> Problem statement: Exactly the lines from the line holding "Emit a Python" to the line holding "import seaborn as sns", both lines included, are to be echoed; pictures are not.

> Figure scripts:
***

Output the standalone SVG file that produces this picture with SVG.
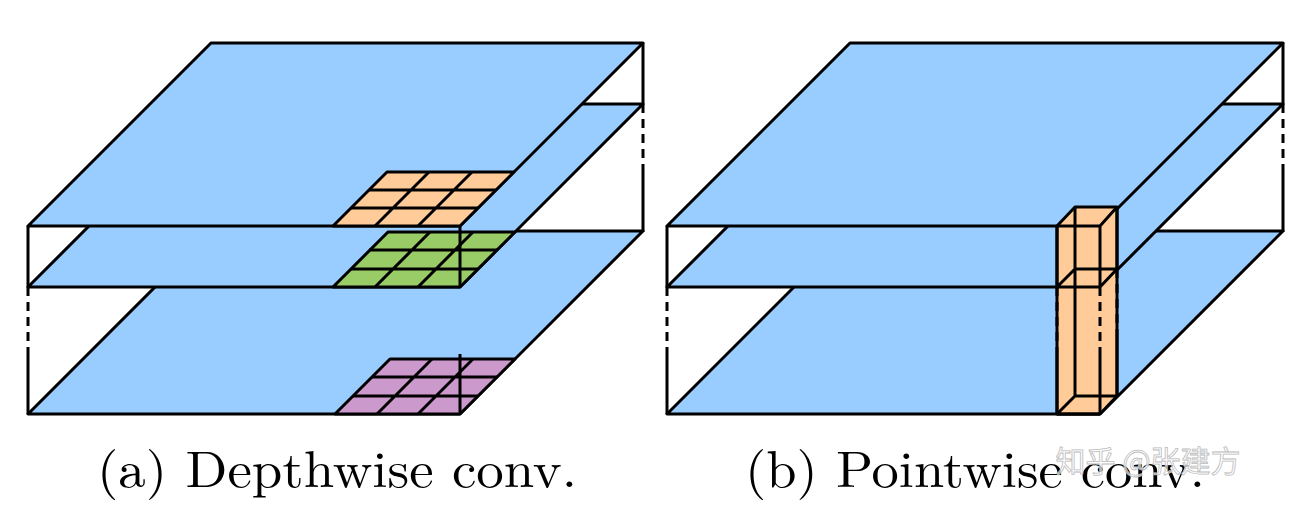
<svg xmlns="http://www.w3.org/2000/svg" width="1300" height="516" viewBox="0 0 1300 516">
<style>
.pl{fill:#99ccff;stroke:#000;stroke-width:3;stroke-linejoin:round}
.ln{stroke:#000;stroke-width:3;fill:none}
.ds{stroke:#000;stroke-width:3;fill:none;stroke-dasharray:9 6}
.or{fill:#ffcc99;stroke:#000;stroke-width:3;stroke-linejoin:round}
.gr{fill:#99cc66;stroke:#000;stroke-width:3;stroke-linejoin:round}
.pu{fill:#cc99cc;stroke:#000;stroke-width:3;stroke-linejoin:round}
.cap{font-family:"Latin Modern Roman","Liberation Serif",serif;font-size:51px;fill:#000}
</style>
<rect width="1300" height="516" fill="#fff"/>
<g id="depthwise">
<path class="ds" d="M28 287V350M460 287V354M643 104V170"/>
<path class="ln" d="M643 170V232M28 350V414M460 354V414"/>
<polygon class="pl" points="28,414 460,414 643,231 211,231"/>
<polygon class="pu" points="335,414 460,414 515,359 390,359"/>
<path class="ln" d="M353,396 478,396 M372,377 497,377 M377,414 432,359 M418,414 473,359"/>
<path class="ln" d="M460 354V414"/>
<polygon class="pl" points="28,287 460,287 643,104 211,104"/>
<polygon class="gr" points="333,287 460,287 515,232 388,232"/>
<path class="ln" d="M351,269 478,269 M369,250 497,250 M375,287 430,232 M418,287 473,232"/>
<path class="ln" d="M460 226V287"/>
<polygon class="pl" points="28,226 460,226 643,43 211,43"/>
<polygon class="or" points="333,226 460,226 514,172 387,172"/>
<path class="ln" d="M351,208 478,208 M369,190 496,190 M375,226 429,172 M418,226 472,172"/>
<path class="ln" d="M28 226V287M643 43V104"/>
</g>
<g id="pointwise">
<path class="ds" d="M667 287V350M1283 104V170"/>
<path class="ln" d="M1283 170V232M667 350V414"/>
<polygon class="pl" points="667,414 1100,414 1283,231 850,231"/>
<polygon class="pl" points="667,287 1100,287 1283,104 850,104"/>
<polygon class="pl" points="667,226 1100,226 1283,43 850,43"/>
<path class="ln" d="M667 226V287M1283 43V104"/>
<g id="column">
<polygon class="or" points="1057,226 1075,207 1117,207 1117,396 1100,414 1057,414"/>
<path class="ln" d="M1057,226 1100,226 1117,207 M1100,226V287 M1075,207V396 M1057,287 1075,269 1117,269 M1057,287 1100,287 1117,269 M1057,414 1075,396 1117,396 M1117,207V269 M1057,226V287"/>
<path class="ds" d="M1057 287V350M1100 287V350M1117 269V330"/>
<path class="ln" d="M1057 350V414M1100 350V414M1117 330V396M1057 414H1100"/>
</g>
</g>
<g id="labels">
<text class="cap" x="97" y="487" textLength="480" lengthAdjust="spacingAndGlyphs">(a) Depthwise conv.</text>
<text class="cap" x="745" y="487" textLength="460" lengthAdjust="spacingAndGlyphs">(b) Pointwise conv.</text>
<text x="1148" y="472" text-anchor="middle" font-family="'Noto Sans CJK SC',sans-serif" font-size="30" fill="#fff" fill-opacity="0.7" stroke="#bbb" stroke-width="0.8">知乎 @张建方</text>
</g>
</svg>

***

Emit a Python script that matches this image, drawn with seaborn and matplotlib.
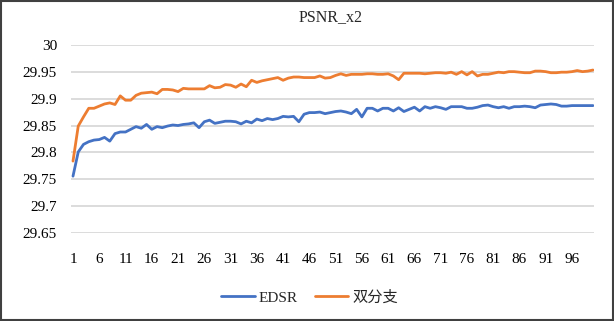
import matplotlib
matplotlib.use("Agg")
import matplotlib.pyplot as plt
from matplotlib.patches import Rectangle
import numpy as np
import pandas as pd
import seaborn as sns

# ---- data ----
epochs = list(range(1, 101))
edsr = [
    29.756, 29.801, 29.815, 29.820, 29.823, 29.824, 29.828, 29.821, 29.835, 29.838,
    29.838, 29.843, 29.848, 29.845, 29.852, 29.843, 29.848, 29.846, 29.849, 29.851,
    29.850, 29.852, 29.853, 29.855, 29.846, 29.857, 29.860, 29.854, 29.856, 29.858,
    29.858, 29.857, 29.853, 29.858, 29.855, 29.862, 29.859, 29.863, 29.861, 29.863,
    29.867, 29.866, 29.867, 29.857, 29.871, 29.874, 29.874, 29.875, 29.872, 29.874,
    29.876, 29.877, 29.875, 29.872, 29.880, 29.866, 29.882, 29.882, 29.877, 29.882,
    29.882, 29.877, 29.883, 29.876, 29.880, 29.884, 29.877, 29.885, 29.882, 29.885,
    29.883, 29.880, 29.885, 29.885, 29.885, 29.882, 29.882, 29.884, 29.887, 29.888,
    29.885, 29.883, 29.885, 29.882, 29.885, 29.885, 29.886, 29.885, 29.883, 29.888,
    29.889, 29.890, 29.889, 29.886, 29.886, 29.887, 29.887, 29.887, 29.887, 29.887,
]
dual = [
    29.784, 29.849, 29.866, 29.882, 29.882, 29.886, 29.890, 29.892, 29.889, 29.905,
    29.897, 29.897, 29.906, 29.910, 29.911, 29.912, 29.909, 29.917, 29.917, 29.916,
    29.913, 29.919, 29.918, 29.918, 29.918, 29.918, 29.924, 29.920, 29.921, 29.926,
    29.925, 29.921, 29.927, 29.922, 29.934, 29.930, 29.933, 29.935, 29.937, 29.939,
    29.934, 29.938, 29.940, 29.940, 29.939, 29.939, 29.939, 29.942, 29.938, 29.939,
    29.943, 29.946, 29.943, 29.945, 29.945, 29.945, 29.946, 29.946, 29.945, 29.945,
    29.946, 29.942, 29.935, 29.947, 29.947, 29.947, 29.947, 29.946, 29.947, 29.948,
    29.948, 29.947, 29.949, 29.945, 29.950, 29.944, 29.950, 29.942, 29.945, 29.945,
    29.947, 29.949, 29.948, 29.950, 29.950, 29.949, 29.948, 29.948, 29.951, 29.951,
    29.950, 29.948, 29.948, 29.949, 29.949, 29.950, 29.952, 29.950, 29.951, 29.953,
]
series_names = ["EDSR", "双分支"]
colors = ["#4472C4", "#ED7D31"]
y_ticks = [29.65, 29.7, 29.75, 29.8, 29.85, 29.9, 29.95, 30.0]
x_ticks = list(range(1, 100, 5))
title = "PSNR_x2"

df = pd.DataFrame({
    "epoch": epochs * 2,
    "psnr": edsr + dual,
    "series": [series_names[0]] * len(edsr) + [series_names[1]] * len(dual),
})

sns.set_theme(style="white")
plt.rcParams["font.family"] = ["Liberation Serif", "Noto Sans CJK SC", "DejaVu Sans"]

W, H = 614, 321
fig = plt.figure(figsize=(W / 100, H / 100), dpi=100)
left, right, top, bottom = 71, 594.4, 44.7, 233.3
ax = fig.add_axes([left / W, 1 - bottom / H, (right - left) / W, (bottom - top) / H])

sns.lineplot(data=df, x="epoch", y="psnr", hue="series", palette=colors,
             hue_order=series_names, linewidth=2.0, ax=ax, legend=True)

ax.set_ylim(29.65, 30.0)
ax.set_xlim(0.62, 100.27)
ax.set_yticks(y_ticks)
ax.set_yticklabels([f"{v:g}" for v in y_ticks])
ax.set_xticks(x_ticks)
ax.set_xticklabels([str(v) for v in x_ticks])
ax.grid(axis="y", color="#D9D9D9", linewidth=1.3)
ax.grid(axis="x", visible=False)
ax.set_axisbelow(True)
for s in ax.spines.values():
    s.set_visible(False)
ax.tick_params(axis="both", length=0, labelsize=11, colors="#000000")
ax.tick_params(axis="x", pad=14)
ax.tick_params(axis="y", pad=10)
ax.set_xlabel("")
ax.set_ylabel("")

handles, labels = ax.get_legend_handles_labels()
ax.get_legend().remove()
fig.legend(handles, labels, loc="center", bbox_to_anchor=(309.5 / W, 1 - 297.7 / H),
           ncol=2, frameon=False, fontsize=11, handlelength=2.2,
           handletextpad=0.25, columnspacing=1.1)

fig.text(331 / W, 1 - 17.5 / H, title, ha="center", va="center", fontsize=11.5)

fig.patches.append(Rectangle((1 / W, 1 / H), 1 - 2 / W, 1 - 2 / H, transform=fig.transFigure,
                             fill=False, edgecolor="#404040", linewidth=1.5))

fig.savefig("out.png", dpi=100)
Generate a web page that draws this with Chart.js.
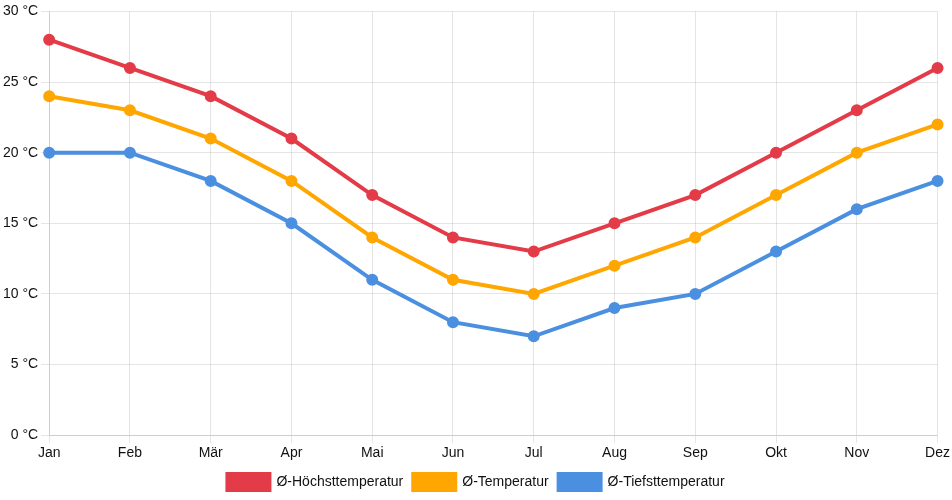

***

> Output of the task:
Emit a Python script that matches this image, drawn with seaborn and matplotlib.
import matplotlib
matplotlib.use("Agg")
import matplotlib.pyplot as plt
from matplotlib.patches import Rectangle
import numpy as np
import pandas as pd
import seaborn as sns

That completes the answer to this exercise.